According to global data, approximately 736 million women, nearly one in three, have experienced physical and/or sexual intimate partner violence or non-partner sexual violence at least once in their lives.
In Bangladesh, at least 50% of women have faced physical or sexual violence from their male counterparts during their lifetimes, according to UN Women in Bangladesh.
Recognising the cost-efficiency of prevention programming on gender-based violence compared to response efforts, UN Women has been implementing the CGBV project since 2018.
One notable outcome highlighted during the event was the Evidence (Amendment) Act 2022, as presented by the Programme Coordinator, Shrabana Datta.
Through concerted advocacy by civil society, women rights activists, and the Rape Law Reform Coalition which was supported by UN Women, the law now prohibits the questioning of a rape survivor’s character during cross-examinations and allows the submission of digital evidence in court.
Md Muhibuzzaman, additional secretary of the Ministry of Women and Children Affairs, said, “The more we involve men in these programs, it will be easier for us to achieve equality and reduce violence.”
He added, “We want to work together – government, non-profit organizations and civil society organizations. We want to involve everyone in the process of reducing VAW.”
Furthermore, the results highlighted the institutionalisation of the Zero Tolerance to Sexual Harassment policy in 12 public and private workplaces, the establishment of 15 Complaint Committees in educational, public, and private institutions, and the formation of an additional 78 committees in compliance with the High Court Directive of 2009.
Applauding UN Women’s efforts, Lilly Nicholls, high commissioner of Canada to Bangladesh, who was present as the chief guest, said, “The project was exceptional in terms of achievement in such a short period of time. We have to work in a holistic fashion, we have to work in coalition, with an intersectional approach, which means we have to include people of every gender and belief to achieve change.”

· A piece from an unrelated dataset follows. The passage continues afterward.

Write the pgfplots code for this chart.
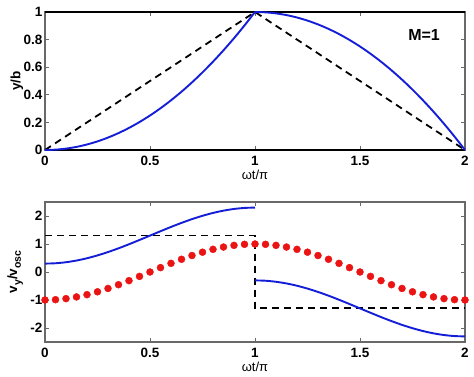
\documentclass[border=0pt]{standalone}
\usepackage{pgfplots}
\pgfplotsset{compat=1.18}
\usepackage{fontspec}
\setmainfont{Liberation Sans}
\definecolor{mblue}{RGB}{20,30,215}
\definecolor{mred}{RGB}{235,20,20}
\definecolor{axgray}{RGB}{105,105,105}
\pgfplotsset{
  myaxis/.style={
    scale only axis, width=420pt,
    xmin=0, xmax=2,
    xtick={0,0.5,1,1.5,2},
    xticklabels={0,0.5,1,1.5,2},
    axis line style={axgray, line width=1.1pt},
    tick style={axgray, line width=0.8pt},
    major tick length=4pt,
    tick align=inside,
    /pgf/number format/assume math mode=true,
    tick label style={font=\bfseries\fontsize{13.5}{15}\selectfont, text=black},
    xticklabel style={yshift=-3pt},
    yticklabel style={xshift=1pt},
    xlabel={ωt/π},
    xlabel style={font=\fontsize{13}{15}\selectfont, at={(axis description cs:0.5,0)}, anchor=center, yshift=-25pt},
    ylabel style={font=\bfseries\fontsize{13.5}{15}\selectfont, anchor=center, rotate=0},
    clip=false,
  }
}
\begin{document}
\begin{tikzpicture}[x=1pt,y=1pt]
\path (0,0) rectangle (474,377);
\begin{axis}[myaxis, at={(45pt,227pt)}, anchor=south west, height=138pt,
  ymin=0, ymax=1,
  ytick={0,0.2,0.4,0.6,0.8,1},
  yticklabels={0,0.2,0.4,0.6,0.8,1},
  ylabel={y/b},
  ylabel style={at={(axis description cs:-0.067,0.5)}},
]
\addplot[black, line width=2.6pt] coordinates {(0,1) (2,1)};
\addplot[black, line width=2.6pt] coordinates {(0,0) (2,0)};
\addplot[black, line width=1.8pt, dash pattern=on 7pt off 5pt] coordinates {(0,0) (1,1) (2,0)};
\addplot[mblue, line width=1.9pt, smooth] coordinates {
(0,0) (0.05,0.0025) (0.1,0.01) (0.15,0.0225) (0.2,0.04) (0.25,0.0625) (0.3,0.09) (0.35,0.1225) (0.4,0.16) (0.45,0.2025) (0.5,0.25) (0.55,0.3025) (0.6,0.36) (0.65,0.4225) (0.7,0.49) (0.75,0.5625) (0.8,0.64) (0.85,0.7225) (0.9,0.81) (0.95,0.9025) (1,1)};
\addplot[mblue, line width=1.9pt, smooth] coordinates {
(1,1) (1.05,0.9975) (1.1,0.99) (1.15,0.9775) (1.2,0.96) (1.25,0.9375) (1.3,0.91) (1.35,0.8775) (1.4,0.84) (1.45,0.7975) (1.5,0.75) (1.55,0.6975) (1.6,0.64) (1.65,0.5775) (1.7,0.51) (1.75,0.4375) (1.8,0.36) (1.85,0.2775) (1.9,0.19) (1.95,0.0975) (2,0)};
\node[font=\bfseries\fontsize{16}{18}\selectfont] at (axis cs:1.805,0.833) {M=1};
\end{axis}
\begin{axis}[myaxis, at={(45pt,35pt)}, anchor=south west, height=140pt,
  ymin=-2.5, ymax=2.5,
  ytick={-2,-1,0,1,2},
  yticklabels={-2,-1,0,1,2},
  ylabel={v\raisebox{-0.5ex}{\fontsize{10.5}{10}\selectfont y}/v\raisebox{-0.5ex}{\fontsize{10.5}{10}\selectfont osc}},
  ylabel style={at={(axis description cs:-0.071,0.5)}},
]
\addplot[black, line width=1.8pt, dash pattern=on 7pt off 5pt] coordinates {(0,1.3) (1,1.3) (1,-1.3) (2,-1.3)};
\addplot[mblue, line width=1.9pt, smooth] coordinates {
(0,0.3) (0.05,0.312) (0.1,0.349) (0.15,0.409) (0.2,0.491) (0.25,0.593) (0.3,0.712) (0.35,0.846) (0.4,0.991) (0.45,1.144) (0.5,1.3) (0.55,1.456) (0.6,1.609) (0.65,1.754) (0.7,1.888) (0.75,2.007) (0.8,2.109) (0.85,2.191) (0.9,2.251) (0.95,2.288) (1,2.3)};
\addplot[mblue, line width=1.9pt, smooth] coordinates {
(1,-0.3) (1.05,-0.312) (1.1,-0.349) (1.15,-0.409) (1.2,-0.491) (1.25,-0.593) (1.3,-0.712) (1.35,-0.846) (1.4,-0.991) (1.45,-1.144) (1.5,-1.3) (1.55,-1.456) (1.6,-1.609) (1.65,-1.754) (1.7,-1.888) (1.75,-2.007) (1.8,-2.109) (1.85,-2.191) (1.9,-2.251) (1.95,-2.288) (2,-2.3)};
\addplot[only marks, mark=*, mark size=3.5pt, mred, mark options={draw=mred, fill=mred}] coordinates {
(0,-1) (0.05,-0.988) (0.1,-0.951) (0.15,-0.891) (0.2,-0.809) (0.25,-0.707) (0.3,-0.588) (0.35,-0.454) (0.4,-0.309) (0.45,-0.156) (0.5,0) (0.55,0.156) (0.6,0.309) (0.65,0.454) (0.7,0.588) (0.75,0.707) (0.8,0.809) (0.85,0.891) (0.9,0.951) (0.95,0.988) (1,1) (1.05,0.988) (1.1,0.951) (1.15,0.891) (1.2,0.809) (1.25,0.707) (1.3,0.588) (1.35,0.454) (1.4,0.309) (1.45,0.156) (1.5,0) (1.55,-0.156) (1.6,-0.309) (1.65,-0.454) (1.7,-0.588) (1.75,-0.707) (1.8,-0.809) (1.85,-0.891) (1.9,-0.951) (1.95,-0.988) (2,-1)};
\end{axis}
\end{tikzpicture}
\end{document}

Over the course of five years, the CGBV project has worked with families, communities, and public and private institutions to transform mindsets and behaviours and prevent violence against women.
The project has utilised globally adapted prevention models, including the community mobilization approach known as SASA! Together and the family-based prevention approach called Shomman O Shomotar Jeebon.
Former adviser to the caretaker government, Sultana Kamal said, “We have to create a culture of good humanity and belief. If we can do that, only then we will be able to reduce violence against women in numbers.”
“Prevention works. We need to scale up investments in prevention efforts. The time for transformative action by all of us is NOW – no one can remain a bystander,” stated Gitanjali Singh, country representative of UN Women Bangladesh, in her opening remarks.
She emphasized on the cost-efficiency of prevention programming based on global data. The “What Works to Prevent VAW/G” program, supported by UK Aid in 12 countries in Africa and Asia, has provided evidence of reducing rates of violence against women and girls through prevention initiatives.
Melissa Alvarado, programme specialist, UN Women, Asia and the Pacific, said in her closing remarks, “This program has helped us to produce new knowledge and evidence, which would help combating VAW. We cannot leave the duty of achieving gender equality to future generations, it should be within us. We should act on it now.”
The event highlighted valuable insights and experiences gained throughout the duration of the CGBV project.
Grassroots participants shared their transformative journeys, underscoring the importance of understanding the root causes of gender-based violence for effective prevention.
The event was graced by Lilly Nicholls, High Commissioner of Canada to Bangladesh; Md Muhibuzzaman, additional secretary of the Ministry of Women and Children Affairs, as the guest of honour; Gitanjali Singh, country representative of UN Women Bangladesh; Melissa Alvarado, programme specialist, UN Women ROAP; Barrister Sara Hossain, global experts, local implementers, and representatives from the grassroots level.